The Chairman of the House of Representatives Ad hoc Committee on the investigation of non-remittance of Nigeria Social Insurance Trust Fund (NSITF) contributions, Hon. Chukwuma Onyema, on Monday summoned the Minister of Finance, Mrs. Kemi Adeosun, Minister of Labour and Employment, Senator Chris Ngige, and the Accountant-General of the Federation (AGF), Mr. Ahmed Idris, to appear before it unfailingly today to clarify the circumstances surrounding the non-remittances and by extension non-compliance with the Employee Compensation Act 2010 on one percent contribution by employers to the NSITF Fund.
Also summoned to appear before it is the Director General, Budget Office of the Federation, Mr. Ben Akabueze.
Speaking at a one-day investigative hearing on the non remittance of the NSITF contributions by the federal, states and local governments and other related matters, Onyema said the committee needed “very serious” details from the relevant agencies in order to get to the root cause of the problem.
He insisted that all the agencies summoned must appear today.
The National Assembly is also expected to adjourn for the Christmas break after today’s plenary.
The investigation was pursuant to a motion on the floor of the House on the “Need for investigation of non Remittance of contributions by the federal government, state governments and local governments into the Nigeria Social Insurance Trust Fund (NSITF) from 2010 to Date”.
The lower House had then passed resolution setting up the ad-hoc committee with a clear mandate to investigate the said allegations and report back for further legislative action.
Nonetheless, Director General, NSITF, Mr.

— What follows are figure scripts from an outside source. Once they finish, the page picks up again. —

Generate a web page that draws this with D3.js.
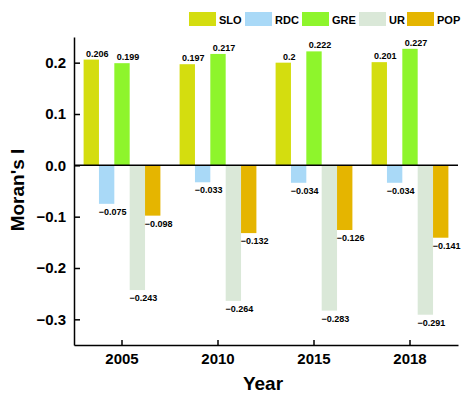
<!DOCTYPE html>
<html>
<head>
<meta charset="utf-8">
<script src="https://cdn.jsdelivr.net/npm/d3@7"></script>
<style>
  body { margin: 0; background: #fff; }
  text { font-family: "Liberation Sans", Arial, sans-serif; font-weight: bold; }
</style>
</head>
<body>
<svg id="chart" width="474" height="399"></svg>
<script>
const years  = ['2005', '2010', '2015', '2018'];
const series = ['SLO', 'RDC', 'GRE', 'UR', 'POP'];
const colors = ['#d4dd0f', '#a9d9f7', '#8ef52c', '#dae8d8', '#e5b500'];

const SLO = [0.206, 0.197, 0.2, 0.201];
const RDC = [-0.075, -0.033, -0.034, -0.034];
const GRE = [0.199, 0.217, 0.222, 0.227];
const UR  = [-0.243, -0.264, -0.283, -0.291];
const POP = [-0.098, -0.132, -0.126, -0.141];

const yTicks = [-0.3, -0.2, -0.1, 0.0, 0.1, 0.2];

const values = { SLO, RDC, GRE, UR, POP };

const svg = d3.select('#chart');
const plotLeft = 74, plotRight = 458, plotTop = 37, plotBottom = 345;

const x = d3.scaleBand().domain(years).range([plotLeft, plotRight])
  .paddingInner(0.2).paddingOuter(0.1);
const xs = d3.scaleBand().domain(series).range([0, x.bandwidth()]);
const y = d3.scaleLinear().domain([-0.35, 0.25]).range([plotBottom, plotTop]);
const color = d3.scaleOrdinal().domain(series).range(colors);

const minus = s => s.replace('-', '\u2212');

// bars
const groups = svg.append('g').selectAll('g')
  .data(years).enter().append('g')
  .attr('transform', d => `translate(${x(d)},0)`);

groups.selectAll('rect')
  .data((yr, i) => series.map(s => ({ s, v: values[s][i] })))
  .enter().append('rect')
  .attr('x', d => xs(d.s))
  .attr('width', xs.bandwidth())
  .attr('y', d => y(Math.max(0, d.v)))
  .attr('height', d => Math.abs(y(d.v) - y(0)))
  .attr('fill', d => color(d.s));

groups.selectAll('text.val')
  .data((yr, i) => series.map(s => ({ s, v: values[s][i] })))
  .enter().append('text')
  .attr('class', 'val')
  .attr('x', d => xs(d.s) + xs.bandwidth() / 2 + 6)
  .attr('y', d => d.v >= 0 ? y(d.v) - 3 : y(d.v) + 11)
  .attr('text-anchor', 'middle')
  .style('font-size', '9px')
  .text(d => minus(String(d.v)));

// zero line
svg.append('line')
  .attr('x1', plotLeft).attr('x2', plotRight)
  .attr('y1', y(0)).attr('y2', y(0))
  .attr('stroke', '#000').attr('stroke-width', 1.5);

// y axis
const yAxis = svg.append('g')
  .attr('transform', `translate(${plotLeft},0)`)
  .call(d3.axisLeft(y).tickValues(yTicks).tickSizeInner(-6).tickSizeOuter(0)
    .tickPadding(8).tickFormat(d => minus(d3.format('.1f')(d))));
yAxis.select('.domain').attr('stroke-width', 1.5);
yAxis.selectAll('.tick line').attr('stroke-width', 1.5);
yAxis.selectAll('.tick text').style('font-size', '15px')
  .style('font-family', '"Liberation Sans", Arial, sans-serif').style('font-weight', 'bold');

// x axis
const xAxis = svg.append('g')
  .attr('transform', `translate(0,${plotBottom})`)
  .call(d3.axisBottom(x).tickSizeInner(-5).tickSizeOuter(0).tickPadding(8));
xAxis.select('.domain').attr('stroke-width', 1.5);
xAxis.selectAll('.tick line').attr('stroke-width', 1.5);
xAxis.selectAll('.tick text').style('font-size', '15px')
  .style('font-family', '"Liberation Sans", Arial, sans-serif').style('font-weight', 'bold');

// titles
svg.append('text')
  .attr('x', 263).attr('y', 390)
  .attr('text-anchor', 'middle')
  .style('font-size', '19px')
  .text('Year');

svg.append('text')
  .attr('transform', 'translate(24,190) rotate(-90)')
  .attr('text-anchor', 'middle')
  .style('font-size', '19px')
  .text("Moran's I");

// legend
const legX = [189, 245, 302, 359, 407];
const legend = svg.append('g').selectAll('g')
  .data(series).enter().append('g')
  .attr('transform', (d, i) => `translate(${legX[i]},12)`);
legend.append('rect')
  .attr('width', 27).attr('height', 14)
  .attr('fill', d => color(d));
legend.append('text')
  .attr('x', 30).attr('y', 11.5)
  .style('font-size', '11px')
  .text(d => d);
</script>
</body>
</html>
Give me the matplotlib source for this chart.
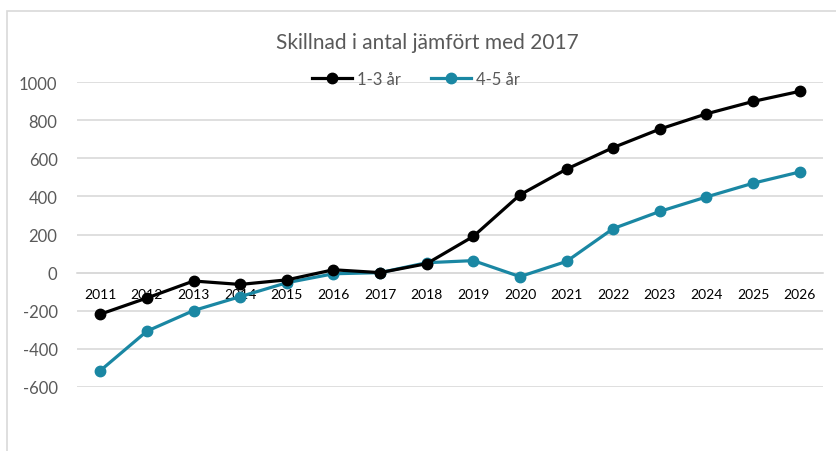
import matplotlib
matplotlib.use("Agg")
import matplotlib.pyplot as plt
from matplotlib.patches import Rectangle

# Data
years = ["2011", "2012", "2013", "2014", "2015", "2016", "2017", "2018",
         "2019", "2020", "2021", "2022", "2023", "2024", "2025", "2026"]
barn_1_3 = [-218, -133, -44, -62, -38, 15, 0, 47,
            190, 408, 543, 656, 753, 833, 898, 951]
barn_4_5 = [-514, -307, -199, -126, -53, -6, 0, 52,
            63, -21, 59, 231, 321, 397, 469, 528]
serie_namn = ["1-3 år", "4-5 år"]
y_ticks = [-600, -400, -200, 0, 200, 400, 600, 800, 1000]

GRAY = "#595959"
GRID = "#d9d9d9"
TEAL = "#1a87a3"

plt.rcParams["font.family"] = ["Lato", "DejaVu Sans"]

W, H = 837, 452
fig = plt.figure(figsize=(W / 100, H / 100), dpi=100)
ax = fig.add_axes([77 / W, 1 - 388 / H, (823 - 77) / W, (388 - 83) / H])

x = list(range(len(years)))
ax.plot(x, barn_1_3, color="black", lw=2.3, marker="o", ms=7.5, label=serie_namn[0], zorder=4)
ax.plot(x, barn_4_5, color=TEAL, lw=2.3, marker="o", ms=7.5, label=serie_namn[1], zorder=3)

ax.set_xlim(-0.5, len(years) - 0.5)
ax.set_ylim(-600, 1000)
ax.set_yticks(y_ticks)
ax.set_yticklabels([str(v) for v in y_ticks], color=GRAY, fontsize=12)
ax.tick_params(axis="y", length=0, pad=14)
ax.grid(True, axis="y", color=GRID, lw=1.2)
ax.set_axisbelow(True)

# x-axis sits at zero, labels just below
ax.set_xticks(x)
ax.set_xticklabels(years, color=GRAY, fontsize=12)
ax.spines["bottom"].set_position(("data", 0))
ax.spines["bottom"].set_color(GRID)
ax.spines["bottom"].set_linewidth(1.2)
ax.tick_params(axis="x", length=0, pad=11)
for s in ("top", "right", "left"):
    ax.spines[s].set_visible(False)

fig.text(427 / W, 1 - 43 / H, "Skillnad i antal jämfört med 2017",
         ha="center", va="center", fontsize=15, color=GRAY)

fig.legend(loc="center", bbox_to_anchor=(416 / W, 1 - 80 / H), ncol=2,
           frameon=False, fontsize=12, labelcolor=GRAY, handlelength=2.4,
           columnspacing=1.8, handletextpad=0.3)

# chart border
fig.patches.append(Rectangle((7 / W, -0.1), 1.1, 1.1 - 12 / H,
                             transform=fig.transFigure, fill=False,
                             edgecolor=GRID, lw=1.2))

fig.savefig("out.png", dpi=100)
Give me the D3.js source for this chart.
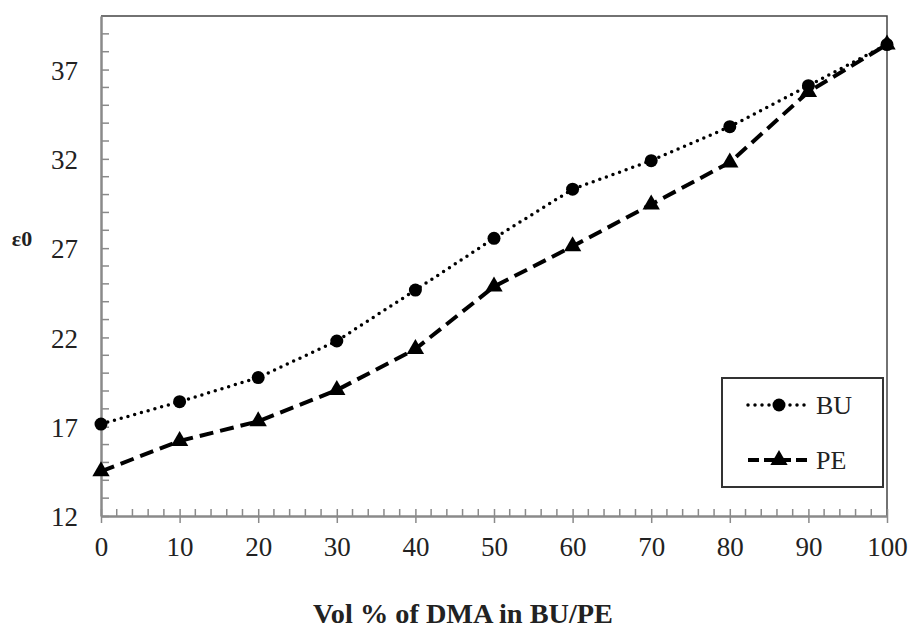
<!DOCTYPE html>
<html>
<head>
<meta charset="utf-8">
<script src="https://cdn.jsdelivr.net/npm/d3@7"></script>
<style>
  body{margin:0;background:#fff;}
  text{font-family:"Liberation Serif","Times New Roman",serif;}
</style>
</head>
<body>
<div id="chart"></div>
<script>
// data
const volPct = [0, 10, 20, 30, 40, 50, 60, 70, 80, 90, 100];
const buVals = [17.15, 18.4, 19.75, 21.8, 24.65, 27.55, 30.3, 31.9, 33.8, 36.1, 38.4];
const peVals = [14.5, 16.2, 17.3, 19.05, 21.35, 24.85, 27.1, 29.45, 31.8, 35.75, 38.4];
const yTicks = [12, 17, 22, 27, 32, 37];
const xTicks = [0, 10, 20, 30, 40, 50, 60, 70, 80, 90, 100];

const W = 911, H = 632;
const margin = {top: 16, right: 24, bottom: 116, left: 101};
const iw = W - margin.left - margin.right;
const ih = H - margin.top - margin.bottom;

const svg = d3.select('#chart').append('svg')
  .attr('width', W).attr('height', H);

const plot = svg.append('g')
  .attr('transform', 'translate(' + margin.left + ',' + margin.top + ')');

const x = d3.scaleLinear().domain([0, 100]).range([0, iw]);
const y = d3.scaleLinear().domain([12, 40]).range([ih, 0]);

// frame top/right
plot.append('path')
  .attr('d', 'M0,0H' + iw + 'V' + ih)
  .attr('fill', 'none').attr('stroke', '#444').attr('stroke-width', 1.5);

// minor ticks (inside)
const axisCol = '#8a8a8a';
plot.append('g').selectAll('line').data(d3.range(0, 101, 2).filter(d => d % 10 !== 0))
  .enter().append('line')
  .attr('x1', d => x(d)).attr('x2', d => x(d))
  .attr('y1', ih).attr('y2', ih - 7)
  .attr('stroke', axisCol).attr('stroke-width', 1.5);
plot.append('g').selectAll('line').data(d3.range(13, 40, 1).filter(d => (d - 12) % 5 !== 0))
  .enter().append('line')
  .attr('x1', 0).attr('x2', 8)
  .attr('y1', d => y(d)).attr('y2', d => y(d))
  .attr('stroke', axisCol).attr('stroke-width', 1.5);

// axes
const xAxis = d3.axisBottom(x).tickValues(xTicks).tickSizeInner(7).tickSizeOuter(0).tickPadding(14);
const yAxis = d3.axisLeft(y).tickValues(yTicks).tickSizeInner(7).tickSizeOuter(0).tickPadding(16);

const gx = plot.append('g').attr('transform', 'translate(0,' + ih + ')').call(xAxis);
const gy = plot.append('g').call(yAxis);

[gx, gy].forEach(g => {
  g.select('.domain').attr('stroke', axisCol).attr('stroke-width', 2.5);
  g.selectAll('.tick line').attr('stroke', axisCol).attr('stroke-width', 1.5);
  g.selectAll('.tick text').attr('fill', '#222')
    .style('font-family', '"Liberation Serif","Times New Roman",serif')
    .style('font-size', '27px');
});
gx.selectAll('.tick line').attr('y1', -7);
gy.selectAll('.tick line').attr('x2', 8);
gy.selectAll('.tick text').attr('dy', '0.36em');

// lines
const line = d3.line().x(d => x(d[0])).y(d => y(d[1]));
const buPts = volPct.map((v, i) => [v, buVals[i]]);
const pePts = volPct.map((v, i) => [v, peVals[i]]);

plot.append('path').datum(buPts).attr('d', line)
  .attr('fill', 'none').attr('stroke', '#000').attr('stroke-width', 3.5)
  .attr('stroke-linecap', 'round').attr('stroke-dasharray', '0,7');
plot.append('path').datum(pePts).attr('d', line)
  .attr('fill', 'none').attr('stroke', '#000').attr('stroke-width', 4)
  .attr('stroke-dasharray', '14,7');

const tri = d3.symbol().type(d3.symbolTriangle).size(130);
plot.append('g').selectAll('path').data(pePts).enter().append('path')
  .attr('d', tri)
  .attr('transform', d => 'translate(' + x(d[0]) + ',' + y(d[1]) + ')')
  .attr('fill', '#000');
plot.append('g').selectAll('circle').data(buPts).enter().append('circle')
  .attr('cx', d => x(d[0])).attr('cy', d => y(d[1])).attr('r', 6.5)
  .attr('fill', '#000');

// legend
const lg = svg.append('g').attr('transform', 'translate(722,378)');
lg.append('rect').attr('width', 161).attr('height', 109)
  .attr('fill', '#fff').attr('stroke', '#333').attr('stroke-width', 2);
const legendItems = [
  {name: 'BU', dash: '0,7', w: 3.5, cap: 'round', sym: 'circle'},
  {name: 'PE', dash: '11,5', w: 4, cap: 'butt', sym: 'tri'}
];
legendItems.forEach((it, i) => {
  const cy = 27 + i * 55;
  lg.append('line').attr('x1', 26).attr('x2', 86).attr('y1', cy).attr('y2', cy)
    .attr('stroke', '#000').attr('stroke-width', it.w)
    .attr('stroke-linecap', it.cap).attr('stroke-dasharray', it.dash);
  if (it.sym === 'circle') {
    lg.append('circle').attr('cx', 57).attr('cy', cy).attr('r', 6.5).attr('fill', '#000');
  } else {
    lg.append('path').attr('d', tri).attr('transform', 'translate(57,' + cy + ')').attr('fill', '#000');
  }
  lg.append('text').attr('x', 94).attr('y', cy + 9)
    .style('font-size', '26px').attr('fill', '#222').text(it.name);
});

// axis titles
svg.append('text').attr('x', 463).attr('y', 623)
  .attr('text-anchor', 'middle')
  .attr('textLength', 300).attr('lengthAdjust', 'spacingAndGlyphs')
  .style('font-size', '28px').style('font-weight', 'bold').attr('fill', '#222')
  .text('Vol % of DMA in BU/PE');
svg.append('text').attr('x', 22).attr('y', 246)
  .attr('text-anchor', 'middle')
  .style('font-size', '22px').style('font-weight', 'bold').attr('fill', '#222')
  .text('ε0');
</script>
</body>
</html>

Adebayo Shomefun, told the committee that the Federal Government alone had not remitted the sum of N17 billion to the fund, though there are further indications that the figure may be higher.
He said some states and local government employees as well as agencies including the Nigeria Civil Aviation Authority (NCAA) are yet to be registered with the fund, a situation which further blurred the actual amount being owed it.
Also, speaking at the hearing, Ngige, who was represented by the Permanent Secretary in the Ministry of Labour and Employment, Mr. Bolaji Adebiyi, said consultations were ongoing with Adeosun on the possibility of paying up the debts by the end of the year.
“Before the end of the year, sometime will happen,” he assured lawmakers.
It further emerged that the Nigeria Police Force may have lost about 3,000 personnel at the peak of the insurgency in the country in 2013.
The Inspector General of Police, Ibrahim Idris, who was represented by the Assistant Commissioner of Police in charge of insurance, Ishaku Mohammed lamented that no payments had been released to victims of the insurgency.
Notably, the police is yet to be registered with the NSITF and is estimated to be owing N16.2 billion as outstanding contributions to the NSITF.
The IG said: “In 2010 when the Act was enacted, the police jubilated, knowing we will be major beneficiary of the Act. But, unfortunately, seven years later, we are yet to reap the benefits of this scheme.
“Anytime we hear that some monies had been appropriated to NSITF, we rushed and asked them the position of our claims; they always tell us we are not part of the money appropriated to them; that it’s not even enough to pay the main stream civil servant, talk of the police…”
He said: “This calls for concern considering the rate at which we lose our policemen. For example, in 2013, we lost over 3,000 policemen because it was the peak of insurgency; there are lots of gunshot injuries which had not been taken care of up till now. Thank God recently, about N5 billion was appropriated and we are willing to access it and pay for group life insurance…today, we have a lot of claims unpaid.”
However, Speaker of the House, Hon. Yakubu Dogara, had while declaring the hearing open underscored the objectives of the NSITF Act which are subsumed in the objectives of the Employee’s Compensation Act 2010 (ECA).
According to him, “Under the provisions of the Nigeria Social Insurance Trust Fund Act, 2012, more specifically in Sections 10, 11 and 13 all employers classified therein are mandated to remit all contributions in respect of their employees to the Board of the Trust Fund on a monthly basis failing which they will be liable to sanctions in line with the stipulations in Section 14 of the Act.”
He said allegation of non-remittance by the three tiers of government for over a period of 17 years was received with disbelief, thus, warranting the investigation by the House.
The Speaker said: “It must be stated that the present administration is fully committed to the Public Sector Reforms, including the sphere of Public Finance Management to which series of Policy and legislative interventions have been instituted. These reform measures have been on since the year 2000 and it should not be heard of that public agencies would act in a manner contrary to the spirit of the reforms. The least expectation is that government will lead by example.”